Goal:
Repeat the listing that follows, character for character, minus the pictures.

Begin

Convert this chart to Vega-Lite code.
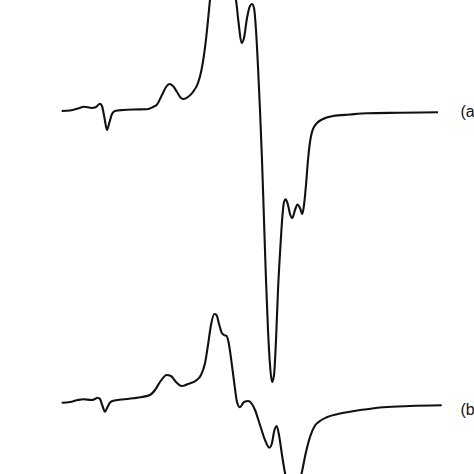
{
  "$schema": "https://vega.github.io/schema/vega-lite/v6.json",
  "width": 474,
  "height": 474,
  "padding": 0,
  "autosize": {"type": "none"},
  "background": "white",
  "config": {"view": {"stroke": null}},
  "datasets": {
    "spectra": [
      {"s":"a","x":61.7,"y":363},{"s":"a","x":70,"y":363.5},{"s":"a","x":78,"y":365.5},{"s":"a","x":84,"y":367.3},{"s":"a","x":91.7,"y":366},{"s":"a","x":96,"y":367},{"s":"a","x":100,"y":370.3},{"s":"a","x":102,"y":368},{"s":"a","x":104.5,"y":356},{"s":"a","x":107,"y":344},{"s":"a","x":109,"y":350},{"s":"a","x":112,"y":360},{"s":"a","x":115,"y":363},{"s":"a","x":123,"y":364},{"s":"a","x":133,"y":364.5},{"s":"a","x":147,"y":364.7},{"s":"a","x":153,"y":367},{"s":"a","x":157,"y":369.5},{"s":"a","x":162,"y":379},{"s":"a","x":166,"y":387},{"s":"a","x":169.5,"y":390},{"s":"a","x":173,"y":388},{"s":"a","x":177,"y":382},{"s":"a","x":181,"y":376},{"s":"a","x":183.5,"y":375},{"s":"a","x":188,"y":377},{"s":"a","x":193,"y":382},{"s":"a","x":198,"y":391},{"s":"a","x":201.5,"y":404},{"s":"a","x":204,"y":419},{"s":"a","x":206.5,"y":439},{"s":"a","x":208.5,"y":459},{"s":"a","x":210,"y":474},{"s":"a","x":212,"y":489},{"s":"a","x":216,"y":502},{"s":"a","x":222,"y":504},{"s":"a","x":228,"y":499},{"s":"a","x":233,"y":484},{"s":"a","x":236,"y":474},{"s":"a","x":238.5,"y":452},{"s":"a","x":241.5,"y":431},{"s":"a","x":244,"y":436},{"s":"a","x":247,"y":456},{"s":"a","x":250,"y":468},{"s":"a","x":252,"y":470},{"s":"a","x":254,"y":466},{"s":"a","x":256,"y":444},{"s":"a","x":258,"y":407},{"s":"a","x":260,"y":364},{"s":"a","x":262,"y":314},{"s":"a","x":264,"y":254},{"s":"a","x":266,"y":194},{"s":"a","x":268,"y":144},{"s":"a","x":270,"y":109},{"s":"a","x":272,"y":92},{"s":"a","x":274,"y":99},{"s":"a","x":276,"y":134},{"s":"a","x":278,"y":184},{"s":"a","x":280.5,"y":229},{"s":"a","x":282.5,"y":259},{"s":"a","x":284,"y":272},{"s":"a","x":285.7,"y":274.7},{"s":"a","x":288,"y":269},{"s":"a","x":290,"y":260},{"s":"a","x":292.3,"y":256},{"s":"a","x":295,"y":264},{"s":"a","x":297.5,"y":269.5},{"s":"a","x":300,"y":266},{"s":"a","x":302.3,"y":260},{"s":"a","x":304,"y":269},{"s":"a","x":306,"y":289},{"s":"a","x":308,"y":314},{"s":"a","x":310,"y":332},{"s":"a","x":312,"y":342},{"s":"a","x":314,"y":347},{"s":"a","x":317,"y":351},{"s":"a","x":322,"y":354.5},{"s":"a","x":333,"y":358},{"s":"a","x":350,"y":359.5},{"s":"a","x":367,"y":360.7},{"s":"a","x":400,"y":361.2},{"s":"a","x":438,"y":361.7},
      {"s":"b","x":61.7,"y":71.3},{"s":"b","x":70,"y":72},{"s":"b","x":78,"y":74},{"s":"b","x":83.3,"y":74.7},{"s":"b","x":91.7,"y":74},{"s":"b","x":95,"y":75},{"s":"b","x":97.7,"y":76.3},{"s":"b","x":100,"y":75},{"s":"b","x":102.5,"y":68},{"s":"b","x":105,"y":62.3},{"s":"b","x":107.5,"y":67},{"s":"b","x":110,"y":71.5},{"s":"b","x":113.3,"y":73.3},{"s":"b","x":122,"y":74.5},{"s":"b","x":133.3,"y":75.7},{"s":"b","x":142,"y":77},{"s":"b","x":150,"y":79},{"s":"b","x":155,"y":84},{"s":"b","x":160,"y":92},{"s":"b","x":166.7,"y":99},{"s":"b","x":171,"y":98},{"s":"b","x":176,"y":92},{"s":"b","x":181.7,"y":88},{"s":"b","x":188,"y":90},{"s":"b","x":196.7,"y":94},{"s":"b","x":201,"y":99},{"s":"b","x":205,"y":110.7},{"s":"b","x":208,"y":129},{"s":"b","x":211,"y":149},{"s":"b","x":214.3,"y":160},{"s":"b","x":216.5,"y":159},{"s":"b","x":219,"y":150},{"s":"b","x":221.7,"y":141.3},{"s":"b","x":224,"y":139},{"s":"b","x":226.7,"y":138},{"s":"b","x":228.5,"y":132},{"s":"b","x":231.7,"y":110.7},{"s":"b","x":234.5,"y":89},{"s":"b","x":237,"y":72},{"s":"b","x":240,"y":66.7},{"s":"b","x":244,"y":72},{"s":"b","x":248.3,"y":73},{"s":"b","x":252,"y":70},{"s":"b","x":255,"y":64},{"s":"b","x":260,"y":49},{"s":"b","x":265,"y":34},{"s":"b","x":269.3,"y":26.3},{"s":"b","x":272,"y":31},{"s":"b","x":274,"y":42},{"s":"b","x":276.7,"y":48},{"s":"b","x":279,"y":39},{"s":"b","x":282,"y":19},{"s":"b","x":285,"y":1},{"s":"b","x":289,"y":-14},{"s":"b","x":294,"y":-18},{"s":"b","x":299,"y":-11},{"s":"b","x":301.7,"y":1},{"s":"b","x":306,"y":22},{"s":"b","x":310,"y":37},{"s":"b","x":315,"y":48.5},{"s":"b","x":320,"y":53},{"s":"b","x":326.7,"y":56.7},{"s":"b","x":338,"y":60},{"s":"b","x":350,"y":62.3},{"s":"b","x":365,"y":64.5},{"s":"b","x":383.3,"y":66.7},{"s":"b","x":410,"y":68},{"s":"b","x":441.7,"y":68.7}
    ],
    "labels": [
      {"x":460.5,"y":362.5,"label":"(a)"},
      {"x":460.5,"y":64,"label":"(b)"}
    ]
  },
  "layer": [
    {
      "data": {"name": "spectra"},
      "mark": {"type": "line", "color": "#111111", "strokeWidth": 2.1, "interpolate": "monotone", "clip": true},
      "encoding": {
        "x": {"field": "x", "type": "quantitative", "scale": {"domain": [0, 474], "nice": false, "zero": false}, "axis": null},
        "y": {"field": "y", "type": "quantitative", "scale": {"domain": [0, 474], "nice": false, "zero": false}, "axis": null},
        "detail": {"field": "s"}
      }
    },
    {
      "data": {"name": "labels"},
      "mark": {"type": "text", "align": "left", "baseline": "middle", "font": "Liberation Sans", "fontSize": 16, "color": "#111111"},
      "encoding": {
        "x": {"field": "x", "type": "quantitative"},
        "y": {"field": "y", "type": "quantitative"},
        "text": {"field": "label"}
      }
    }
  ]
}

End

Solution for this exercise:
Convert this chart to Vega-Lite code.
{
  "$schema": "https://vega.github.io/schema/vega-lite/v6.json",
  "width": 474,
  "height": 474,
  "padding": 0,
  "autosize": {"type": "none"},
  "background": "white",
  "config": {"view": {"stroke": null}},
  "datasets": {
    "spectra": [
      {"s":"a","x":61.7,"y":363},{"s":"a","x":70,"y":363.5},{"s":"a","x":78,"y":365.5},{"s":"a","x":84,"y":367.3},{"s":"a","x":91.7,"y":366},{"s":"a","x":96,"y":367},{"s":"a","x":100,"y":370.3},{"s":"a","x":102,"y":368},{"s":"a","x":104.5,"y":356},{"s":"a","x":107,"y":344},{"s":"a","x":109,"y":350},{"s":"a","x":112,"y":360},{"s":"a","x":115,"y":363},{"s":"a","x":123,"y":364},{"s":"a","x":133,"y":364.5},{"s":"a","x":147,"y":364.7},{"s":"a","x":153,"y":367},{"s":"a","x":157,"y":369.5},{"s":"a","x":162,"y":379},{"s":"a","x":166,"y":387},{"s":"a","x":169.5,"y":390},{"s":"a","x":173,"y":388},{"s":"a","x":177,"y":382},{"s":"a","x":181,"y":376},{"s":"a","x":183.5,"y":375},{"s":"a","x":188,"y":377},{"s":"a","x":193,"y":382},{"s":"a","x":198,"y":391},{"s":"a","x":201.5,"y":404},{"s":"a","x":204,"y":419},{"s":"a","x":206.5,"y":439},{"s":"a","x":208.5,"y":459},{"s":"a","x":210,"y":474},{"s":"a","x":212,"y":489},{"s":"a","x":216,"y":502},{"s":"a","x":222,"y":504},{"s":"a","x":228,"y":499},{"s":"a","x":233,"y":484},{"s":"a","x":236,"y":474},{"s":"a","x":238.5,"y":452},{"s":"a","x":241.5,"y":431},{"s":"a","x":244,"y":436},{"s":"a","x":247,"y":456},{"s":"a","x":250,"y":468},{"s":"a","x":252,"y":470},{"s":"a","x":254,"y":466},{"s":"a","x":256,"y":444},{"s":"a","x":258,"y":407},{"s":"a","x":260,"y":364},{"s":"a","x":262,"y":314},{"s":"a","x":264,"y":254},{"s":"a","x":266,"y":194},{"s":"a","x":268,"y":144},{"s":"a","x":270,"y":109},{"s":"a","x":272,"y":92},{"s":"a","x":274,"y":99},{"s":"a","x":276,"y":134},{"s":"a","x":278,"y":184},{"s":"a","x":280.5,"y":229},{"s":"a","x":282.5,"y":259},{"s":"a","x":284,"y":272},{"s":"a","x":285.7,"y":274.7},{"s":"a","x":288,"y":269},{"s":"a","x":290,"y":260},{"s":"a","x":292.3,"y":256},{"s":"a","x":295,"y":264},{"s":"a","x":297.5,"y":269.5},{"s":"a","x":300,"y":266},{"s":"a","x":302.3,"y":260},{"s":"a","x":304,"y":269},{"s":"a","x":306,"y":289},{"s":"a","x":308,"y":314},{"s":"a","x":310,"y":332},{"s":"a","x":312,"y":342},{"s":"a","x":314,"y":347},{"s":"a","x":317,"y":351},{"s":"a","x":322,"y":354.5},{"s":"a","x":333,"y":358},{"s":"a","x":350,"y":359.5},{"s":"a","x":367,"y":360.7},{"s":"a","x":400,"y":361.2},{"s":"a","x":438,"y":361.7},
      {"s":"b","x":61.7,"y":71.3},{"s":"b","x":70,"y":72},{"s":"b","x":78,"y":74},{"s":"b","x":83.3,"y":74.7},{"s":"b","x":91.7,"y":74},{"s":"b","x":95,"y":75},{"s":"b","x":97.7,"y":76.3},{"s":"b","x":100,"y":75},{"s":"b","x":102.5,"y":68},{"s":"b","x":105,"y":62.3},{"s":"b","x":107.5,"y":67},{"s":"b","x":110,"y":71.5},{"s":"b","x":113.3,"y":73.3},{"s":"b","x":122,"y":74.5},{"s":"b","x":133.3,"y":75.7},{"s":"b","x":142,"y":77},{"s":"b","x":150,"y":79},{"s":"b","x":155,"y":84},{"s":"b","x":160,"y":92},{"s":"b","x":166.7,"y":99},{"s":"b","x":171,"y":98},{"s":"b","x":176,"y":92},{"s":"b","x":181.7,"y":88},{"s":"b","x":188,"y":90},{"s":"b","x":196.7,"y":94},{"s":"b","x":201,"y":99},{"s":"b","x":205,"y":110.7},{"s":"b","x":208,"y":129},{"s":"b","x":211,"y":149},{"s":"b","x":214.3,"y":160},{"s":"b","x":216.5,"y":159},{"s":"b","x":219,"y":150},{"s":"b","x":221.7,"y":141.3},{"s":"b","x":224,"y":139},{"s":"b","x":226.7,"y":138},{"s":"b","x":228.5,"y":132},{"s":"b","x":231.7,"y":110.7},{"s":"b","x":234.5,"y":89},{"s":"b","x":237,"y":72},{"s":"b","x":240,"y":66.7},{"s":"b","x":244,"y":72},{"s":"b","x":248.3,"y":73},{"s":"b","x":252,"y":70},{"s":"b","x":255,"y":64},{"s":"b","x":260,"y":49},{"s":"b","x":265,"y":34},{"s":"b","x":269.3,"y":26.3},{"s":"b","x":272,"y":31},{"s":"b","x":274,"y":42},{"s":"b","x":276.7,"y":48},{"s":"b","x":279,"y":39},{"s":"b","x":282,"y":19},{"s":"b","x":285,"y":1},{"s":"b","x":289,"y":-14},{"s":"b","x":294,"y":-18},{"s":"b","x":299,"y":-11},{"s":"b","x":301.7,"y":1},{"s":"b","x":306,"y":22},{"s":"b","x":310,"y":37},{"s":"b","x":315,"y":48.5},{"s":"b","x":320,"y":53},{"s":"b","x":326.7,"y":56.7},{"s":"b","x":338,"y":60},{"s":"b","x":350,"y":62.3},{"s":"b","x":365,"y":64.5},{"s":"b","x":383.3,"y":66.7},{"s":"b","x":410,"y":68},{"s":"b","x":441.7,"y":68.7}
    ],
    "labels": [
      {"x":460.5,"y":362.5,"label":"(a)"},
      {"x":460.5,"y":64,"label":"(b)"}
    ]
  },
  "layer": [
    {
      "data": {"name": "spectra"},
      "mark": {"type": "line", "color": "#111111", "strokeWidth": 2.1, "interpolate": "monotone", "clip": true},
      "encoding": {
        "x": {"field": "x", "type": "quantitative", "scale": {"domain": [0, 474], "nice": false, "zero": false}, "axis": null},
        "y": {"field": "y", "type": "quantitative", "scale": {"domain": [0, 474], "nice": false, "zero": false}, "axis": null},
        "detail": {"field": "s"}
      }
    },
    {
      "data": {"name": "labels"},
      "mark": {"type": "text", "align": "left", "baseline": "middle", "font": "Liberation Sans", "fontSize": 16, "color": "#111111"},
      "encoding": {
        "x": {"field": "x", "type": "quantitative"},
        "y": {"field": "y", "type": "quantitative"},
        "text": {"field": "label"}
      }
    }
  ]
}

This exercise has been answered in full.